T.W. Pogge: The Current Global Economic Order Manifests Radical Inequality
T.W. Pogge makes an argument for the conclusion that the wealthy citizens and governments are violating a negative duty of justice when they coercively exclude the poor from a share of proportional resource through collaboration with the ruling elites of poor countries. In doing so he outlines radical inequality as having the five following elements:
- The worse-off are very badly off in absolute terms.
- They are also very badly off in relative terms – very much worse off than many others.
- The inequality is impervious: it is difficult or impossible for the worse-off substantially to improve their lot; and most of the better-off never experience life at the bottom for even a few months and have no vivid idea of what it is like to live in that way.
- The inequality is pervasive: it concerns not merely some aspects of life, such as the climate or access to natural beauty or high culture, but most aspects or all.
- The inequality is avoidable: the better-off can improve the circumstances of the worse-off without becoming badly off themselves.
Under these conditions, the mere fact of their existence indicates that there is a violation of negative duty.
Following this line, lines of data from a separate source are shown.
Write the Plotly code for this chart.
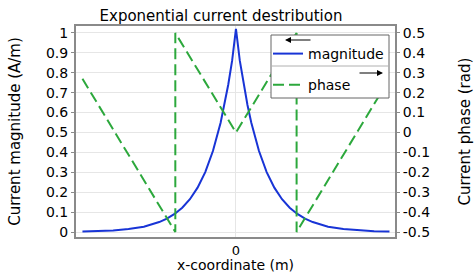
import plotly.graph_objects as go

# ---- data ----
x_mag = [-1.0, -0.9, -0.8, -0.7, -0.6, -0.5, -0.45, -0.4, -0.35, -0.3, -0.25, -0.2, -0.15,
         -0.1, -0.075, -0.05, -0.025, 0.0, 0.025, 0.05, 0.075, 0.1, 0.15, 0.2, 0.25, 0.3,
         0.35, 0.4, 0.45, 0.5, 0.6, 0.7, 0.8, 0.9, 1.0]
magnitude = [0.0025, 0.0045, 0.008, 0.015, 0.027, 0.050, 0.067, 0.091, 0.122, 0.165, 0.223,
             0.301, 0.407, 0.549, 0.638, 0.741, 0.861, 1.02, 0.861, 0.741, 0.638, 0.549,
             0.407, 0.301, 0.223, 0.165, 0.122, 0.091, 0.067, 0.050, 0.027, 0.015, 0.008,
             0.0045, 0.0025]
x_phase = [-1.0, -0.395, -0.395, 0.0, 0.395, 0.395, 1.0]
phase = [0.27, -0.5, 0.5, 0.0, 0.5, -0.5, 0.27]

left_tickvals = [0, 0.1, 0.2, 0.3, 0.4, 0.5, 0.6, 0.7, 0.8, 0.9, 1]
left_ticktext = ["0", "0.1", "0.2", "0.3", "0.4", "0.5", "0.6", "0.7", "0.8", "0.9", "1"]
right_tickvals = [-0.5, -0.4, -0.3, -0.2, -0.1, 0, 0.1, 0.2, 0.3, 0.4, 0.5]
right_ticktext = ["-0.5", "-0.4", "-0.3", "-0.2", "-0.1", "0", "0.1", "0.2", "0.3", "0.4", "0.5"]
x_tickvals = [0]
x_ticktext = ["0"]

# ---- layout geometry ----
W, H = 474, 273
L, R, T, B = 76, 79, 26, 36


def px(x):
    return (x - L) / (W - L - R)


def py(y):
    return (H - B - y) / (H - T - B)


FONT = "DejaVu Sans"
AX = "#8a8a8a"
GRID = "#e6e6e6"

fig = go.Figure()
fig.add_trace(go.Scatter(x=x_mag, y=magnitude, name="magnitude", mode="lines",
                         line=dict(color="#1834d6", width=2), legendgroup="a"))
fig.add_trace(go.Scatter(x=x_phase, y=phase, name="phase", mode="lines", yaxis="y2",
                         line=dict(color="#2ca83c", width=2, dash="11px,5px"),
                         legendgroup="b"))

fig.update_layout(
    width=W, height=H,
    margin=dict(l=L, r=R, t=T, b=B, autoexpand=False),
    paper_bgcolor="white", plot_bgcolor="white",
    font=dict(family=FONT, size=14, color="black"),
    title=dict(text="Exponential current destribution", x=221 / W, xanchor="center",
               xref="container", y=1 - 16 / H, yanchor="middle", yref="container",
               font=dict(size=15, family=FONT, color="black"), automargin=False),
    xaxis=dict(range=[-1.042, 1.036], tickvals=x_tickvals, ticktext=x_ticktext,
               showgrid=True, gridcolor=GRID, zeroline=False, automargin=False,
               showline=True, linecolor=AX, linewidth=2, mirror=True,
               ticks="", tickfont=dict(size=13)),
    yaxis=dict(range=[-0.025, 1.035], tickvals=left_tickvals, ticktext=left_ticktext,
               showgrid=True, gridcolor=GRID, zeroline=False, automargin=False,
               showline=True, linecolor=AX, linewidth=2, mirror=True,
               ticks="outside", ticklen=3, tickcolor=AX,
               title=dict(text="Current magnitude (A/m)", font=dict(size=15), standoff=22)),
    yaxis2=dict(range=[-0.525, 0.535], tickvals=right_tickvals, ticktext=right_ticktext,
                overlaying="y", side="right", showgrid=False, zeroline=False,
                automargin=False,
                showline=True, linecolor=AX, linewidth=2,
                ticks="outside", ticklen=3, tickcolor=AX,
                title=dict(text="Current phase (rad)", font=dict(size=15), standoff=32)),
    legend=dict(x=px(268), y=py(38), xanchor="left", yanchor="top",
                bgcolor="rgba(0,0,0,0)", borderwidth=0,
                font=dict(size=14, family=FONT), tracegroupgap=10,
                traceorder="grouped"),
    shapes=[
        dict(type="rect", xref="paper", yref="paper", x0=px(271), x1=px(389),
             y0=py(98), y1=py(35), fillcolor="white", line=dict(color="#666", width=1),
             layer="above"),
        dict(type="line", xref="paper", yref="paper", x0=px(271), x1=px(389),
             y0=py(66), y1=py(66), line=dict(color="#b0b0b0", width=1), layer="above"),
    ],
    annotations=[
        dict(xref="paper", yref="paper", x=px(285), y=py(40), text="", showarrow=True,
             ax=27, ay=0, arrowhead=2, arrowsize=1, arrowwidth=1.2, arrowcolor="black"),
        dict(xref="paper", yref="paper", x=px(383), y=py(73), text="", showarrow=True,
             ax=-25, ay=0, arrowhead=2, arrowsize=1, arrowwidth=1.2, arrowcolor="black"),
        dict(xref="paper", yref="paper", x=0.5, y=py(265), text="x-coordinate (m)",
             showarrow=False, xanchor="center", yanchor="middle", borderpad=0,
             font=dict(size=14, family=FONT, color="black")),
    ],
    showlegend=True,
)

fig.write_html("out.html")
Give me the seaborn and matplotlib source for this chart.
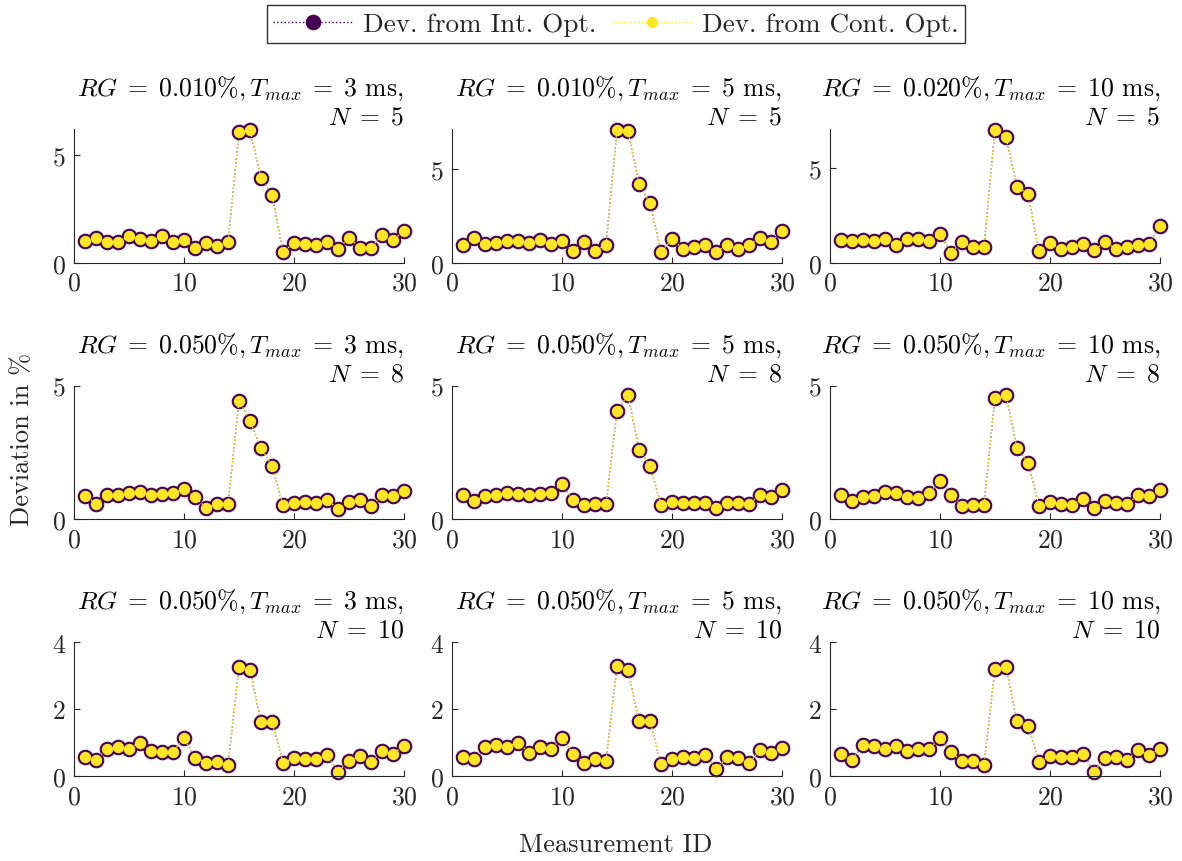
import numpy as np
import pandas as pd
import matplotlib
matplotlib.use("Agg")
import matplotlib.pyplot as plt
import seaborn as sns

# ---------------- data ----------------
measurement_id = list(range(1, 31))

rg_values = ["0.010", "0.010", "0.020", "0.050", "0.050", "0.050", "0.050", "0.050", "0.050"]
tmax_values = [3, 5, 10, 3, 5, 10, 3, 5, 10]
n_values = [5, 5, 5, 8, 8, 8, 10, 10, 10]

dev_int_1 = [0.99, 1.14, 0.96, 0.96, 1.22, 1.08, 1.03, 1.23, 0.96, 1.05, 0.68, 0.91, 0.80, 0.96, 6.05,
             6.14, 3.94, 3.15, 0.49, 0.93, 0.86, 0.82, 0.96, 0.63, 1.17, 0.69, 0.68, 1.30, 1.05, 1.48]
dev_int_2 = [0.96, 1.32, 1.00, 1.07, 1.14, 1.18, 1.04, 1.23, 1.02, 1.18, 0.61, 1.11, 0.64, 0.96, 7.11,
             7.05, 4.23, 3.18, 0.59, 1.25, 0.75, 0.82, 0.96, 0.57, 0.96, 0.71, 0.96, 1.34, 1.09, 1.71]
dev_int_3 = [1.18, 1.13, 1.20, 1.16, 1.23, 0.92, 1.27, 1.23, 1.13, 1.51, 0.53, 1.09, 0.83, 0.81, 7.00,
             6.62, 4.00, 3.64, 0.60, 1.04, 0.74, 0.83, 0.97, 0.65, 1.09, 0.74, 0.83, 0.93, 0.99, 1.94]
dev_int_4 = [0.89, 0.59, 0.90, 0.93, 0.98, 1.04, 0.93, 0.95, 0.98, 1.14, 0.84, 0.43, 0.56, 0.58, 4.43,
             3.67, 2.65, 2.01, 0.52, 0.60, 0.64, 0.60, 0.73, 0.40, 0.65, 0.72, 0.49, 0.90, 0.89, 1.05]
dev_int_5 = [0.93, 0.68, 0.87, 0.93, 1.00, 0.95, 0.90, 0.96, 1.00, 1.32, 0.71, 0.55, 0.58, 0.56, 4.04,
             4.66, 2.61, 1.99, 0.55, 0.65, 0.62, 0.61, 0.62, 0.42, 0.62, 0.62, 0.58, 0.90, 0.85, 1.11]
dev_int_6 = [0.90, 0.67, 0.82, 0.86, 1.02, 1.00, 0.85, 0.81, 0.98, 1.43, 0.92, 0.50, 0.55, 0.55, 4.55,
             4.66, 2.66, 2.10, 0.50, 0.65, 0.56, 0.53, 0.77, 0.42, 0.67, 0.62, 0.57, 0.90, 0.87, 1.09]
dev_int_7 = [0.56, 0.49, 0.82, 0.86, 0.82, 1.00, 0.74, 0.71, 0.73, 1.13, 0.55, 0.40, 0.42, 0.32, 3.27,
             3.17, 1.60, 1.60, 0.40, 0.53, 0.52, 0.52, 0.62, 0.12, 0.46, 0.59, 0.42, 0.74, 0.67, 0.90]
dev_int_8 = [0.56, 0.50, 0.87, 0.94, 0.88, 1.00, 0.70, 0.87, 0.81, 1.13, 0.67, 0.40, 0.50, 0.44, 3.30,
             3.16, 1.63, 1.63, 0.36, 0.52, 0.56, 0.54, 0.64, 0.20, 0.56, 0.54, 0.38, 0.78, 0.70, 0.85]
dev_int_9 = [0.65, 0.47, 0.94, 0.90, 0.80, 0.90, 0.74, 0.80, 0.80, 1.13, 0.72, 0.44, 0.46, 0.34, 3.20,
             3.26, 1.63, 1.51, 0.42, 0.60, 0.57, 0.57, 0.66, 0.12, 0.54, 0.57, 0.47, 0.77, 0.64, 0.82]

# the continuous-optimum deviations coincide with the integer ones in the picture
dev_cont_1 = list(dev_int_1)
dev_cont_2 = list(dev_int_2)
dev_cont_3 = list(dev_int_3)
dev_cont_4 = list(dev_int_4)
dev_cont_5 = list(dev_int_5)
dev_cont_6 = list(dev_int_6)
dev_cont_7 = list(dev_int_7)
dev_cont_8 = list(dev_int_8)
dev_cont_9 = list(dev_int_9)

dev_int = [dev_int_1, dev_int_2, dev_int_3, dev_int_4, dev_int_5, dev_int_6, dev_int_7, dev_int_8, dev_int_9]
dev_cont = [dev_cont_1, dev_cont_2, dev_cont_3, dev_cont_4, dev_cont_5, dev_cont_6, dev_cont_7, dev_cont_8, dev_cont_9]

series_labels = ["Dev. from Int. Opt.", "Dev. from Cont. Opt."]
x_ticks = [0, 10, 20, 30]
y_ticks_rows = [[0, 5], [0, 5], [0, 2, 4]]
y_top = [6.2, 7.15, 7.05, 5, 5, 5, 4, 4, 4]

# ---------------- style ----------------
sns.set_style("ticks")
plt.rcParams["font.family"] = ["cmr10", "DejaVu Serif"]
plt.rcParams["mathtext.fontset"] = "cm"
plt.rcParams["axes.formatter.use_mathtext"] = True
plt.rcParams["axes.unicode_minus"] = False

PURPLE = "#440154"
YELLOW = "#FDE725"
AX_COL = "#262626"

fig, axes = plt.subplots(3, 3, figsize=(11.82, 8.62), dpi=100)
fig.subplots_adjust(left=0.0626, right=0.9814, bottom=0.0986, top=0.8492,
                    wspace=0.145, hspace=0.918)

for i, ax in enumerate(axes.flat):
    df = pd.DataFrame({"id": measurement_id, "int": dev_int[i], "cont": dev_cont[i]})
    sns.lineplot(data=df, x="id", y="int", ax=ax, color=PURPLE, linestyle=":", linewidth=1.0,
                 marker="o", markersize=10.5, markerfacecolor=PURPLE, markeredgecolor=PURPLE,
                 label=series_labels[0], legend=False)
    sns.lineplot(data=df, x="id", y="cont", ax=ax, color=YELLOW, linestyle=":", linewidth=1.0,
                 marker="o", markersize=7.4, markerfacecolor=YELLOW, markeredgecolor=YELLOW,
                 label=series_labels[1], legend=False)
    ax.set_xlim(0, 30)
    ax.set_ylim(0, y_top[i])
    ax.set_xticks(x_ticks)
    ax.set_yticks(y_ticks_rows[i // 3])
    ax.set_xlabel("")
    ax.set_ylabel("")
    for side in ["top", "right"]:
        ax.spines[side].set_visible(False)
    for side in ["left", "bottom"]:
        ax.spines[side].set_color(AX_COL)
        ax.spines[side].set_linewidth(0.8)
    ax.tick_params(direction="in", length=4, width=0.8, colors=AX_COL, labelsize=18.5,
                   labelcolor=AX_COL, pad=6)
    for line in ax.lines:
        line.set_clip_on(False)
    title = (r"$RG\;=\;%s\%%, T_{max}\;=\;%d$ ms," % (rg_values[i], tmax_values[i])
             + "\n" + r"$N\;=\;%d$" % n_values[i])
    ax.set_title(title, loc="right", fontsize=18.5, color="black", pad=4, linespacing=1.15)

fig.text(0.521, 0.006, "Measurement ID", ha="center", va="bottom", fontsize=19, color=AX_COL)
fig.text(0.009, 0.49, "Deviation in %", ha="left", va="center", rotation=90, fontsize=19,
         color=AX_COL)

handles, labels = axes.flat[0].get_legend_handles_labels()
leg = fig.legend(handles, labels, loc="upper center", bbox_to_anchor=(0.521, 0.999), ncol=2,
                 frameon=True, fancybox=False, edgecolor="black", fontsize=19.5,
                 handlelength=2.9, columnspacing=0.6, borderpad=0.25, handletextpad=0.4,
                 borderaxespad=0.2)
leg.get_frame().set_linewidth(1.0)

fig.savefig("out.png", dpi=100)
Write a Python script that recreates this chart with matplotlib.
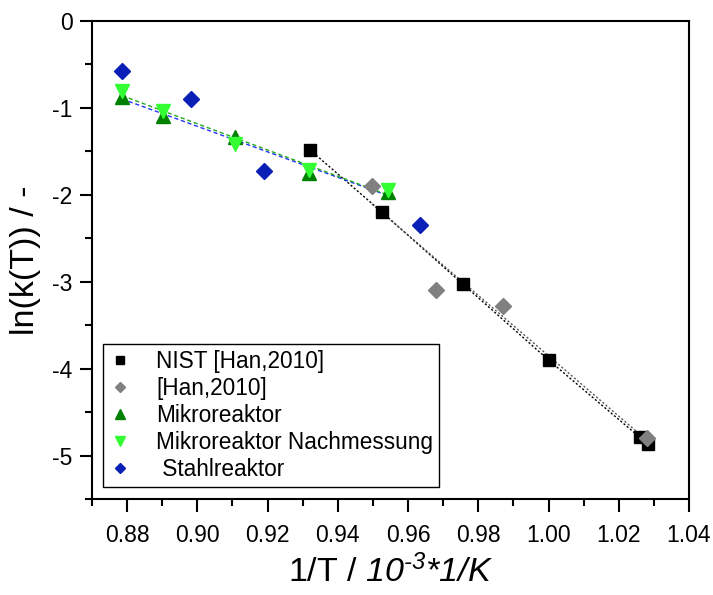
import numpy as np
import matplotlib
matplotlib.use('Agg')
import matplotlib.pyplot as plt
from matplotlib.ticker import MultipleLocator

plt.rcParams['font.family'] = ['Liberation Sans', 'DejaVu Sans']
plt.rcParams['mathtext.fontset'] = 'custom'
plt.rcParams['mathtext.rm'] = 'Liberation Sans:italic'
plt.rcParams['mathtext.it'] = 'Liberation Sans:italic'

# data
nist_x = [0.932, 0.9526, 0.9757, 1.000, 1.026, 1.0283]
nist_y = [-1.48, -2.20, -3.03, -3.90, -4.79, -4.87]

han_x = [0.9497, 0.968, 0.987, 1.028]
han_y = [-1.90, -3.09, -3.28, -4.80]

mikro_x = [0.8786, 0.8903, 0.9106, 0.9317, 0.9543]
mikro_y = [-0.88, -1.09, -1.33, -1.75, -1.97]

nach_x = [0.8786, 0.8903, 0.9106, 0.9317, 0.9543]
nach_y = [-0.81, -1.03, -1.41, -1.71, -1.94]

stahl_x = [0.8786, 0.8983, 0.9189, 0.9634]
stahl_y = [-0.57, -0.90, -1.73, -2.35]

fig = plt.figure(figsize=(7.13, 5.95), dpi=100)
ax = fig.add_axes([0.129, 0.1613, 0.8373, 0.8034])

# trend lines
ax.plot(nist_x, nist_y, color='black', linestyle=(0, (1.5, 1.5)), linewidth=1, zorder=2)
p = np.polyfit(han_x, han_y, 1)
hx = np.array([han_x[0], han_x[-1]])
ax.plot(hx, np.polyval(p, hx), color='#555555', linestyle=(0, (1.5, 1.5)), linewidth=1, zorder=2)
p = np.polyfit(mikro_x, mikro_y, 1)
mx = np.array([mikro_x[0], mikro_x[-1]])
ax.plot(mx, np.polyval(p, mx), color='#2233ff', linestyle=(0, (3, 2)), linewidth=1, zorder=2)
p = np.polyfit(nach_x, nach_y, 1)
ax.plot(mx, np.polyval(p, mx), color='#22aa22', linestyle=(0, (3, 2)), linewidth=1, zorder=2)

ax.plot(nist_x, nist_y, 's', color='black', markersize=8.5, linestyle='none',
        label='NIST [Han,2010]', zorder=3)
ax.plot(han_x, han_y, 'D', color='#808080', markersize=8, linestyle='none',
        label='[Han,2010]', zorder=3)
ax.plot(mikro_x, mikro_y, '^', color='#008000', markersize=10, linestyle='none',
        label='Mikroreaktor', zorder=3)
ax.plot(nach_x, nach_y, 'v', color='#33ff33', markersize=10, linestyle='none',
        label='Mikroreaktor Nachmessung', zorder=4)
ax.plot(stahl_x, stahl_y, 'D', color='#0a1fb5', markersize=8, linestyle='none',
        label=' Stahlreaktor', zorder=3)

ax.set_xlim(0.87, 1.04)
ax.set_ylim(-5.5, 0)
ax.xaxis.set_major_locator(MultipleLocator(0.02))
ax.xaxis.set_minor_locator(MultipleLocator(0.01))
ax.yaxis.set_major_locator(MultipleLocator(1))
ax.yaxis.set_minor_locator(MultipleLocator(0.5))
ax.xaxis.set_major_formatter(plt.FormatStrFormatter('%.2f'))
ax.yaxis.set_major_formatter(plt.FuncFormatter(lambda v, pos: '%d' % v))
ax.tick_params(which='major', direction='out', length=9, width=1.5, labelsize=16.5)
ax.tick_params(axis='x', which='major', pad=9)
ax.tick_params(axis='y', which='major', pad=5)
ax.tick_params(which='minor', direction='out', length=5, width=1.5)
for s in ax.spines.values():
    s.set_linewidth(1.5)

fig.text(0.548, 0.022, '1/T / $10^{\u2010 3}{*}1/K$', fontsize=24.5,
         ha='center', va='baseline')
ax.set_ylabel('ln(k(T)) / -', fontsize=24.5)
ax.yaxis.set_label_coords(-0.085, 0.5)

leg = ax.legend(loc='lower left', bbox_to_anchor=(0.0184, 0.025), fontsize=16.3,
                fancybox=False, framealpha=1, edgecolor='black', borderaxespad=0,
                handlelength=1.0, handletextpad=1.1, borderpad=0.25, labelspacing=0.18,
                markerscale=0.7)
leg.get_frame().set_linewidth(1)

fig.savefig('out.png', dpi=100)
A negative duty is taken to mean a duty not to uphold injustice practices such as profiting from the unjust impoverishment of others. For the second argument made by Pogge he adds the condition:
6. The better-off enjoy significant advantages in the use of a single natural resource base from whose benefits the worse-off are largely, and without compensation, excluded.
Pogge shows that this exact scenario is occurring around the world in poor countries. Not only are the affluently carelessly wasting away the resources of the world in an alarmingly disproportionate rate, but for billions of people who are being born into poverty, they have no feasible choice other than to rent themselves out to buy the natural resources needed. In addition to this, the employment and educational options are very limited. The education provided can often only be the skills needed to work in the local sweatshop.
The wealthy in one country exploit the poor in another country in the following way. In the poor countries, those who live there are forced into working in sweatshops as their only realistic means of obtaining the necessities of survival. A large company owned by the wealthy in a wealthy country will send orders over to the sweatshops in the poor countries which are also owned by the wealthy living there. The profits of these sweatshops, however, often do not go to those working in the sweatshop, rather it goes to the people who own it. In this way, the wealthy have interest in keeping the employment choices of the poor limited so that they may continue to profit off of them when they work in the sweatshops. This almost completely eliminates the ability of the poor to secure a proportional share of the world’s natural resources.
Pogge thus makes the argument by showing that all of the six conditions are fulfilled which implies that there is a violation of negative duty.
One objection to Pogge’s argument is that he does not specifically state anywhere why it is he believes that when the six conditions are fulfilled it shows there is a violation of a duty. This is an important part of Pogge’s argument and it is not specifically outlined in the article why the connection is made.